* **Set task**
Exclude any images and output the remaining records exactly.

##### Exercise materials

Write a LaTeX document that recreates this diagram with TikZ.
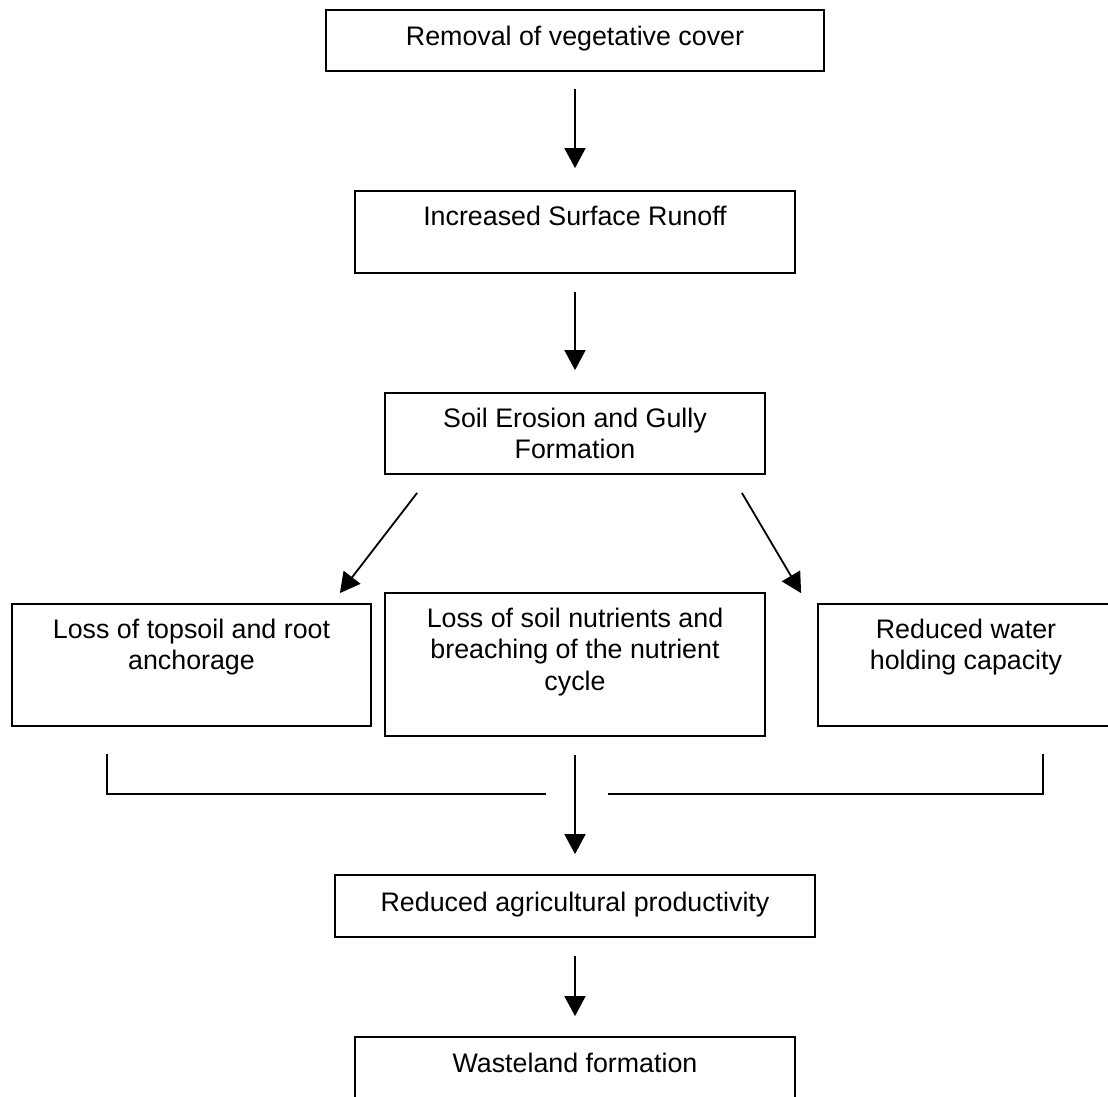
\documentclass[tikz,border=0pt]{standalone}
\usepackage{fontspec}
\setmainfont{Liberation Sans}
\usetikzlibrary{arrows.meta}
\tikzset{
  boxnode/.style={draw, line width=1.8pt, inner sep=0pt, rectangle},
  txt/.style={align=center, anchor=north, inner sep=0pt, font=\fontsize{26.8}{31.5}\selectfont},
  arr/.style={line width=1.8pt, -{Triangle[width=21pt,length=20pt]}},
  plain/.style={line width=1.8pt}
}
\begin{document}
\begin{tikzpicture}[x=1pt,y=-1pt]
\useasboundingbox (0,0) rectangle (1108,1096);
\clip (0,0) rectangle (1108,1096);
\fill[white] (0,0) rectangle (1108,1096);
% boxes
\node[boxnode, minimum width=498pt, minimum height=61pt] (b1) at (575,40.5) {};
\node[boxnode, minimum width=440pt, minimum height=82pt] (b2) at (575,232) {};
\node[boxnode, minimum width=380pt, minimum height=81pt] (b3) at (575,433.5) {};
\node[boxnode, minimum width=359pt, minimum height=122pt] (bL) at (191.5,665) {};
\node[boxnode, minimum width=380pt, minimum height=143pt] (bM) at (575,664.5) {};
\node[boxnode, minimum width=296pt, minimum height=122pt] (bR) at (966,665) {};
\node[boxnode, minimum width=480pt, minimum height=62pt] (b6) at (575,906) {};
\node[boxnode, minimum width=440pt, minimum height=82pt] (b7) at (575,1078) {};
% texts
\node[txt] (t1) at (575,23) {\strut Removal of vegetative cover};
\node[txt] (t2) at (575,203) {\strut Increased Surface Runoff};
\node[txt] (t3) at (575,405) {\strut Soil Erosion and Gully\\Formation};
\node[txt] (tL) at (191.5,616) {\strut Loss of topsoil and root\\anchorage};
\node[txt] (tM) at (575,605) {\strut Loss of soil nutrients and\\breaching of the nutrient\\cycle};
\node[txt] (tR) at (966,616) {\strut Reduced water\\holding capacity};
\node[txt] (t6) at (575,889) {\strut Reduced agricultural productivity};
\node[txt] (t7) at (575,1050) {\strut Wasteland formation};
% arrows
\draw[arr] ([yshift=-17pt]b1.south) -- ([yshift=22pt]b2.north);
\draw[arr] ([yshift=-18pt]b2.south) -- ([yshift=22pt]b3.north);
\draw[arr] ([shift={(33pt,-18pt)}]b3.south west) -- ([shift={(-32pt,10pt)}]bL.north east);
\draw[arr] ([shift={(-24pt,-18pt)}]b3.south east) -- ([shift={(-16pt,10pt)}]bR.north west);
% bracket
\coordinate (jl) at (107,754);
\coordinate (jlc) at (107,794);
\coordinate (jle) at (546,794);
\coordinate (jrs) at (608,794);
\coordinate (jrc) at (1043,794);
\coordinate (jr) at (1043,754);
\draw[plain] (jl) -- (jlc) -- (jle);
\draw[plain] (jrs) -- (jrc) -- (jr);
\draw[arr] ([yshift=-18pt]bM.south) -- ([yshift=20pt]b6.north);
\draw[arr] ([yshift=-18pt]b6.south) -- ([yshift=20pt]b7.north);
\end{tikzpicture}
\end{document}
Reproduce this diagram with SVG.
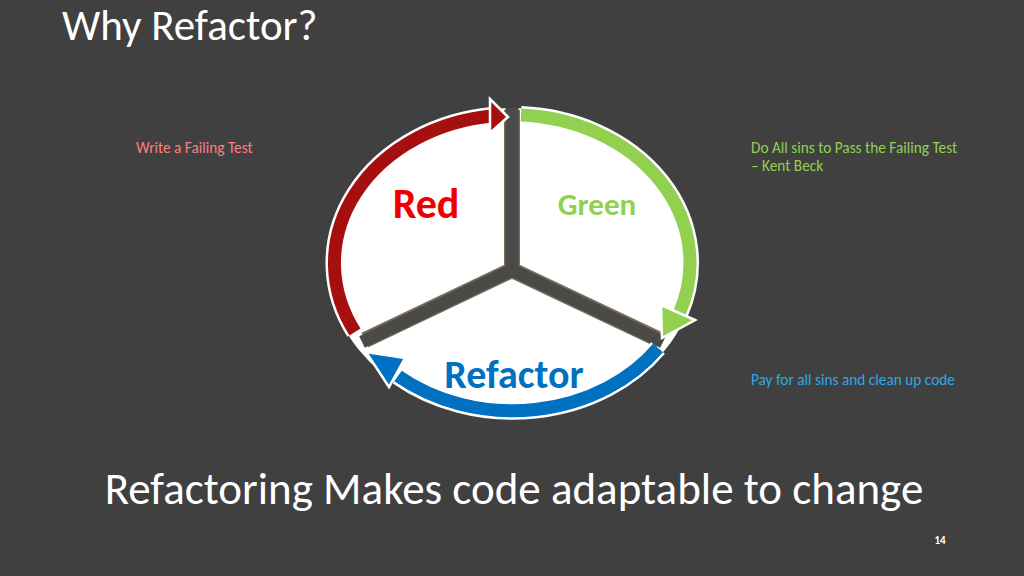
<svg xmlns="http://www.w3.org/2000/svg" width="1024" height="576" viewBox="0 0 1024 576">
<style>
text{font-family:Calibri,"Liberation Sans",Arial,sans-serif}
.arc{fill:none;stroke-width:13}
.out{fill:none;stroke:#fff;stroke-width:18}
.spoke{stroke:#4a4a48;stroke-width:13;stroke-linecap:butt}
.side{font-size:15.3px}
</style>
<rect width="1024" height="576" fill="#404040"/>
<text x="62" y="40" font-size="43" fill="#fff">Why Refactor?</text>
<g id="pie">
<ellipse cx="512" cy="263" rx="185" ry="155" fill="#fff"/>
<g stroke="#7a6a55" stroke-width="16"><line x1="512" y1="270" x2="512" y2="110"/><line x1="512" y1="270" x2="365" y2="340"/><line x1="512" y1="270" x2="660" y2="340"/></g>
<g class="spoke"><line x1="512" y1="270" x2="512" y2="108"/><line x1="512" y1="270" x2="362" y2="342"/><line x1="512" y1="270" x2="663" y2="342"/></g>
</g>
<g id="connectors">
<path class="out" d="M355,332 A178,148 0 0 1 492,116"/>
<path class="arc" stroke="#a50f0f" d="M355,332 A178,148 0 0 1 492,116"/>
<polygon points="490,99 508,117 490,133" fill="#a50f0f" stroke="#fff" stroke-width="2.5"/>
<path class="out" d="M521,115 A178,148 0 0 1 679,314"/>
<path class="arc" stroke="#92d050" d="M521,115 A178,148 0 0 1 679,314"/>
<polygon points="695,320 661,305 662,338" fill="#92d050" stroke="#fff" stroke-width="2.5"/>
<path class="out" d="M658,348 A178,148 0 0 1 398,376"/>
<path class="arc" stroke="#0070c0" d="M658,348 A178,148 0 0 1 398,376"/>
<polygon points="405,358 389,387 366,352" fill="#0070c0" stroke="#fff" stroke-width="2.5"/>
</g>
<g id="labels" font-weight="bold">
<text x="426" y="218" font-size="42" fill="#e00" text-anchor="middle">Red</text>
<text x="597" y="215" font-size="31" fill="#92d050" text-anchor="middle">Green</text>
<text x="514" y="388" font-size="40" fill="#0070c0" text-anchor="middle">Refactor</text>
</g>
<text class="side" x="136" y="153" fill="#ff7c80">Write a Failing Test</text>
<text class="side" x="751" y="153" fill="#92d050">Do All sins to Pass the Failing Test</text>
<text class="side" x="751" y="171" fill="#92d050">– Kent Beck</text>
<text class="side" x="751" y="385" fill="#2ea8e6">Pay for all sins and clean up code</text>
<text x="514" y="504" font-size="45" fill="#fff" text-anchor="middle">Refactoring Makes code adaptable to change</text>
<text x="940" y="544" font-size="11" font-weight="bold" fill="#fff" text-anchor="middle">14</text>
</svg>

##########

* **Final answer**
Write a LaTeX document that recreates this diagram with TikZ.
\documentclass[tikz,border=0pt]{standalone}
\usepackage{fontspec}
\setmainfont{Liberation Sans}
\usetikzlibrary{arrows.meta}
\tikzset{
  boxnode/.style={draw, line width=1.8pt, inner sep=0pt, rectangle},
  txt/.style={align=center, anchor=north, inner sep=0pt, font=\fontsize{26.8}{31.5}\selectfont},
  arr/.style={line width=1.8pt, -{Triangle[width=21pt,length=20pt]}},
  plain/.style={line width=1.8pt}
}
\begin{document}
\begin{tikzpicture}[x=1pt,y=-1pt]
\useasboundingbox (0,0) rectangle (1108,1096);
\clip (0,0) rectangle (1108,1096);
\fill[white] (0,0) rectangle (1108,1096);
% boxes
\node[boxnode, minimum width=498pt, minimum height=61pt] (b1) at (575,40.5) {};
\node[boxnode, minimum width=440pt, minimum height=82pt] (b2) at (575,232) {};
\node[boxnode, minimum width=380pt, minimum height=81pt] (b3) at (575,433.5) {};
\node[boxnode, minimum width=359pt, minimum height=122pt] (bL) at (191.5,665) {};
\node[boxnode, minimum width=380pt, minimum height=143pt] (bM) at (575,664.5) {};
\node[boxnode, minimum width=296pt, minimum height=122pt] (bR) at (966,665) {};
\node[boxnode, minimum width=480pt, minimum height=62pt] (b6) at (575,906) {};
\node[boxnode, minimum width=440pt, minimum height=82pt] (b7) at (575,1078) {};
% texts
\node[txt] (t1) at (575,23) {\strut Removal of vegetative cover};
\node[txt] (t2) at (575,203) {\strut Increased Surface Runoff};
\node[txt] (t3) at (575,405) {\strut Soil Erosion and Gully\\Formation};
\node[txt] (tL) at (191.5,616) {\strut Loss of topsoil and root\\anchorage};
\node[txt] (tM) at (575,605) {\strut Loss of soil nutrients and\\breaching of the nutrient\\cycle};
\node[txt] (tR) at (966,616) {\strut Reduced water\\holding capacity};
\node[txt] (t6) at (575,889) {\strut Reduced agricultural productivity};
\node[txt] (t7) at (575,1050) {\strut Wasteland formation};
% arrows
\draw[arr] ([yshift=-17pt]b1.south) -- ([yshift=22pt]b2.north);
\draw[arr] ([yshift=-18pt]b2.south) -- ([yshift=22pt]b3.north);
\draw[arr] ([shift={(33pt,-18pt)}]b3.south west) -- ([shift={(-32pt,10pt)}]bL.north east);
\draw[arr] ([shift={(-24pt,-18pt)}]b3.south east) -- ([shift={(-16pt,10pt)}]bR.north west);
% bracket
\coordinate (jl) at (107,754);
\coordinate (jlc) at (107,794);
\coordinate (jle) at (546,794);
\coordinate (jrs) at (608,794);
\coordinate (jrc) at (1043,794);
\coordinate (jr) at (1043,754);
\draw[plain] (jl) -- (jlc) -- (jle);
\draw[plain] (jrs) -- (jrc) -- (jr);
\draw[arr] ([yshift=-18pt]bM.south) -- ([yshift=20pt]b6.north);
\draw[arr] ([yshift=-18pt]b6.south) -- ([yshift=20pt]b7.north);
\end{tikzpicture}
\end{document}
Reproduce this diagram with SVG.
<svg xmlns="http://www.w3.org/2000/svg" width="1024" height="576" viewBox="0 0 1024 576">
<style>
text{font-family:Calibri,"Liberation Sans",Arial,sans-serif}
.arc{fill:none;stroke-width:13}
.out{fill:none;stroke:#fff;stroke-width:18}
.spoke{stroke:#4a4a48;stroke-width:13;stroke-linecap:butt}
.side{font-size:15.3px}
</style>
<rect width="1024" height="576" fill="#404040"/>
<text x="62" y="40" font-size="43" fill="#fff">Why Refactor?</text>
<g id="pie">
<ellipse cx="512" cy="263" rx="185" ry="155" fill="#fff"/>
<g stroke="#7a6a55" stroke-width="16"><line x1="512" y1="270" x2="512" y2="110"/><line x1="512" y1="270" x2="365" y2="340"/><line x1="512" y1="270" x2="660" y2="340"/></g>
<g class="spoke"><line x1="512" y1="270" x2="512" y2="108"/><line x1="512" y1="270" x2="362" y2="342"/><line x1="512" y1="270" x2="663" y2="342"/></g>
</g>
<g id="connectors">
<path class="out" d="M355,332 A178,148 0 0 1 492,116"/>
<path class="arc" stroke="#a50f0f" d="M355,332 A178,148 0 0 1 492,116"/>
<polygon points="490,99 508,117 490,133" fill="#a50f0f" stroke="#fff" stroke-width="2.5"/>
<path class="out" d="M521,115 A178,148 0 0 1 679,314"/>
<path class="arc" stroke="#92d050" d="M521,115 A178,148 0 0 1 679,314"/>
<polygon points="695,320 661,305 662,338" fill="#92d050" stroke="#fff" stroke-width="2.5"/>
<path class="out" d="M658,348 A178,148 0 0 1 398,376"/>
<path class="arc" stroke="#0070c0" d="M658,348 A178,148 0 0 1 398,376"/>
<polygon points="405,358 389,387 366,352" fill="#0070c0" stroke="#fff" stroke-width="2.5"/>
</g>
<g id="labels" font-weight="bold">
<text x="426" y="218" font-size="42" fill="#e00" text-anchor="middle">Red</text>
<text x="597" y="215" font-size="31" fill="#92d050" text-anchor="middle">Green</text>
<text x="514" y="388" font-size="40" fill="#0070c0" text-anchor="middle">Refactor</text>
</g>
<text class="side" x="136" y="153" fill="#ff7c80">Write a Failing Test</text>
<text class="side" x="751" y="153" fill="#92d050">Do All sins to Pass the Failing Test</text>
<text class="side" x="751" y="171" fill="#92d050">– Kent Beck</text>
<text class="side" x="751" y="385" fill="#2ea8e6">Pay for all sins and clean up code</text>
<text x="514" y="504" font-size="45" fill="#fff" text-anchor="middle">Refactoring Makes code adaptable to change</text>
<text x="940" y="544" font-size="11" font-weight="bold" fill="#fff" text-anchor="middle">14</text>
</svg>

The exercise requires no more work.